ROBERT ZEHNDER
Ageless Machine
September 6 - November 5, 2022
This summer Robert Zehnder and I traveled to il Duomo di Milano. We traveled by train from Paris to Milan, which allowed us to talk for over nine hours. In our ten years of friendship, we never imagined we would have the opportunity to travel to these sites together. Still, in many ways, we always believed that our relationship could take us anywhere. Strangely throughout our travels, we spent much of our time discussing the concept of fidelity. Upon our arrival at il Duomo, we prayed. I cried. The emotional efficacy of this experience had for us a revelatory function–the theater of the church, this grand machine, eerily & portentously disclosed the ever elusive manufacturing of fidelity. As we returned home, tired from the many days spent in dialogue, it made a great deal of sense for me to elaborate on these concepts for my friend’s upcoming exhibition.
The notion of the Sublime animates much of Zehnder’s investments in the underwritten psychology of naturalism. The philosopher Edmund Burke, who wrote on this subject, canonized a change in the view of naturalism during the transition between the Neoclassical and Romanticism era. Burke distinguished a Neoclassical tenet, the beautiful, as well-formed and pleasurable, from a tenet of Romanticism, the sublime, as that which has the power to compel and destroy. It is this type of dichotomy that motivates Zehnder’s imaginative landscapes. His critical obsession with art history inspired the artist to study the American Regionalists and their post-industrial landscapes, further complicating his use of naturalism. The combination of naturalism and surrealism in the work of these artists situated feelings of volatility and uncertainty specific to the early 20th century United States. In contrast to the counter-punctual nature of these moments of historical transitions, Ageless Machine is a profoundly anachronistic mediation.

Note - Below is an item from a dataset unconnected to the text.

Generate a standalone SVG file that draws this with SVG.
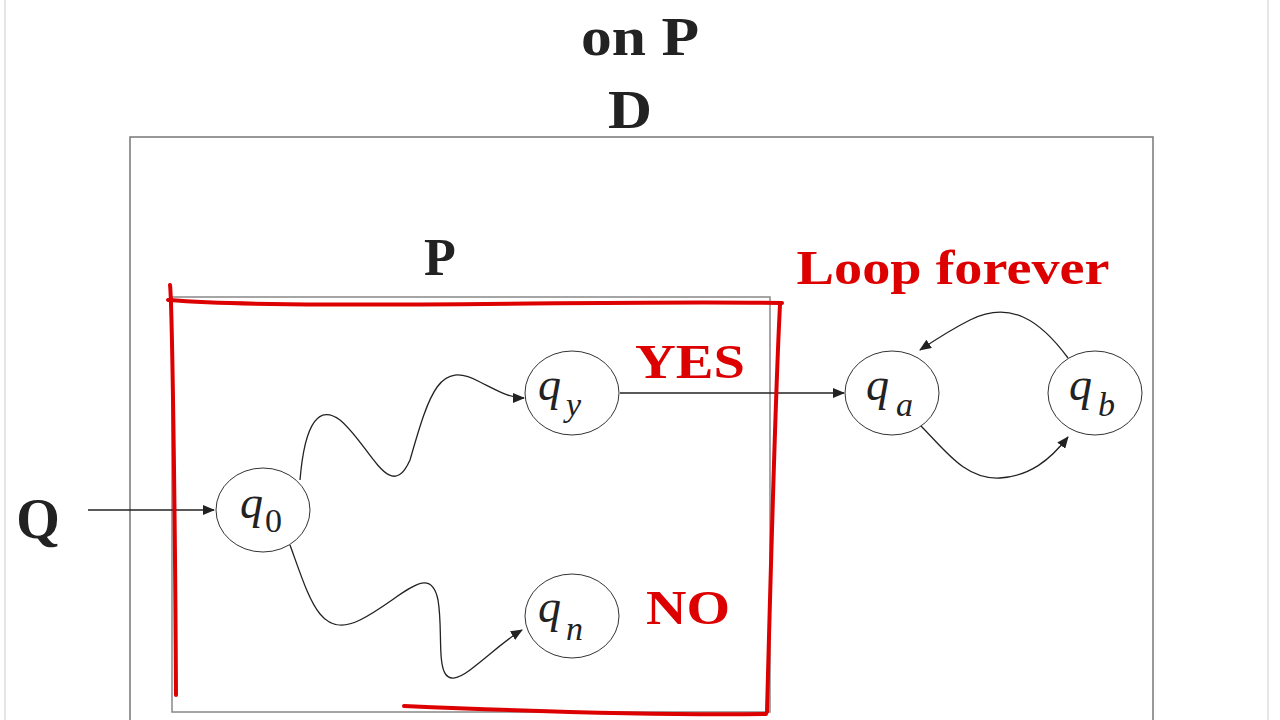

The historical references in Zehnder’s work belie chronology to convey the artist's private psychodrama, borne of feelings of isolation and anxiety. Unlike the American Regionalists, whose similar compositional approach is meant as an externalization of the spatial compression of their time, Zehnder’s expansive middle ground is a space whereby the depiction of nature is brought into interiority, into psychology. It is a formal address to the paradoxes of a temporally compressed world. This allegory is meant to be revelatory of the artist’s psychological uncertainty in an era meant to produce mass interactivity and connectivity.
The landscape paintings work with a flattening of depth and perspective, but Zehnder is generous with the open sky. Colors, and allusions to light, fill the top portions of his landscapes, alleviating the viewer from the expansive middle ground. Were it not for this, it would otherwise be easier said that the landscapes merely contain a flat composition read from top to bottom with no liberatory capacity. Zehnder is inspired by a reductive visual vocabulary. For this, one need only point to his simple style of depicting trees and fauna. This formal quality is intended as a vacuum of overcomplexity, specifically in contrast to the profound complexity found in nature. Unlike this reality, Zehnder’s landscapes are imagined and estranged from any true natural setting and are instead artworks invested in a different system, one of interiority. There are two distinct styles in which Zehnder paints his landscapes, one is cartographic, often in a two-tone brown and yellow style, and the other is a multicolor vibrant and organic, yet alien style. The interiority operates in different fashions depending on his stylistic choices. It is in this diversity that Zehnder’s playful anachronism turns discursively art historical. The viewer is challenged to decipher for themselves what the cartographic has to do with the natural and vice versa.
The title of the exhibition, Ageless Machine, is a reference to the concept of ‘Gesamtkunstwerk’ (‘total artwork’) made specifically in relation to the space of a church and its capacity to produce a multimedia experience. Zehnder, inspired by the hubris of this concept in architectural design, presents a body of work that the artist has never before shown under these particular exhibition-making strategies. The gallery’s interior has been painted dark green, and the walls feature a series of large-scale arch-shaped paintings, meant as illusory gothic windows engaging the space architecturally. In the back of the gallery, there hangs a painting also titled Ageless Machine. It depicts a heart with a tree growing out of it. The image of this heart is also a motif featured in the painting Arch II: Branched Hearts. Conceptually, as with his use of the middle ground, the heart is meant to convey interiority. The heart is an organ whose biomechanics, specifically its compulsive regulation of cardiac function, presents a fascinating allegory for the subconscious administration of fear. His bronze sculptures are three-dimensional renderings of forms from his landscape paintings. The use of bronze is meant to give a sense of temporality; the oxidation of the metal represents the marking of time and its relation to our natural environment. The presentation of this new series of sculptures further emphasizes Zehnder’s attempt to interpose the concept of an all-encompassing multimedia machine. One that is invested in an inquiry of the manufacturing of belief, the relationship temporality has with our material realities and the psychological journey therein.